Mungkin Anda sudah bisa membayangkan seandainya Indonesia tanpa NU. Kalau saya belum. Sungguh, saya tak bisa membayangkan akan seperti apa wajah Indonesia, lebih khusus wajah Islam Indonesia, tanpa kehadiran Nahdlatul Ulama. Mungkin wajah Indonesia tak seperti apa yang kita lihat kini. Mungkin wajah Islam Indonesia tak seperti apa yang kita lihat kini. Lalu akan seperti apa?
Saya akan berangkat dari contoh kecil yang mewarnai dinamika Muktamar ke-34 NU yang akan dilaksanakan di Lampung 23-25 Desember 2021 nanti. Di tengah warga nadliyin sedang sibuk mempersiapkan muktamar itu, ada seseorang dari luar NU yang begitu “perhatian” terhadap jamiyah ini. Hampir saban hari, melalui akun media sosialnya dan yang kemudian pernyataannya dikutip banyak media online, ia menuliskan “pandangan”-nya tentang NU dan tokoh-tokohnya, terutama KH Hasyim Asy’ari dan KH Abdurrahman Wahid (Gus Dur).
Ia, yang dari akun media sosialnya kita kenal dengan nama Faizal Assegaf, kritikus sosial-politik, menyebut NU tak ubahnya sebagai organisasi kemasyarakatan (ormas) lainnya. Keberadaan NU disebutnya sebagai ikhtiar (baca: kepentingan?) politik belaka, dan bukan merupakan produk Islam. Klaim bahwa NU merupakan representasi Islam Ahlussunnah Wal Jamaah disebutnya sebagai pembodohan, penyesatan, dan penipuan. Fanatisme (baca: penghormatan) terhadap tokoh-tokoh NU dianggapnya sebagai perbudakan. Dengan tandas pula Faizal Assegaf menyebut bahwa Islam tak butuh NU.

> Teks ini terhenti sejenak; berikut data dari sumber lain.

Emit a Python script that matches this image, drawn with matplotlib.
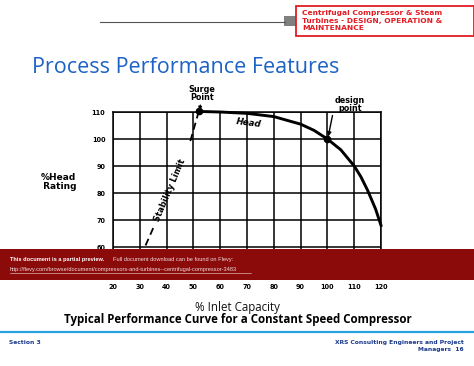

Berikut saya kutipkan salah satu pernyataannya: “Kalian dedengkot dan loyalis NU berhenti gombalin umat dengan mengkultuskan Hasyim Asy’ari dan seenaknya mengklaim NU sebagai Ormas terbesar dengan dalih Aswaja,” ucap Faizal, Jumat (22/10/2021), seperti dikutip dari berbagai media online.
Yang saya belum bisa berhenti takjub adalah ini: meskipun pernyataan-pernyataan Faizal Assegaf tersebut telah dikutip atau dimuat di berbagai media online, nyaris tak ada tokoh-tokoh NU yang terpancing untuk merespons atau memberi komentar. Warga nahdliyin dan tokoh-tokoh NU terlihat tetap adem ayem.
Entah apa motif Faizal Assegaf tiba-tiba begitu “perhatian” terhadap NU rasanya memang tak penting-penting amat. Tapi mungkin benar apa yang dikatakannya, bahwa Islam tak butuh NU, seperti ketika Gus Dur mengatakan bahwa “Tuhan tak perlu dibela ”—karena Ia memang Mahakuasa. Mungkin benar, memang Islam tak butuh NU, tapi Indonesia?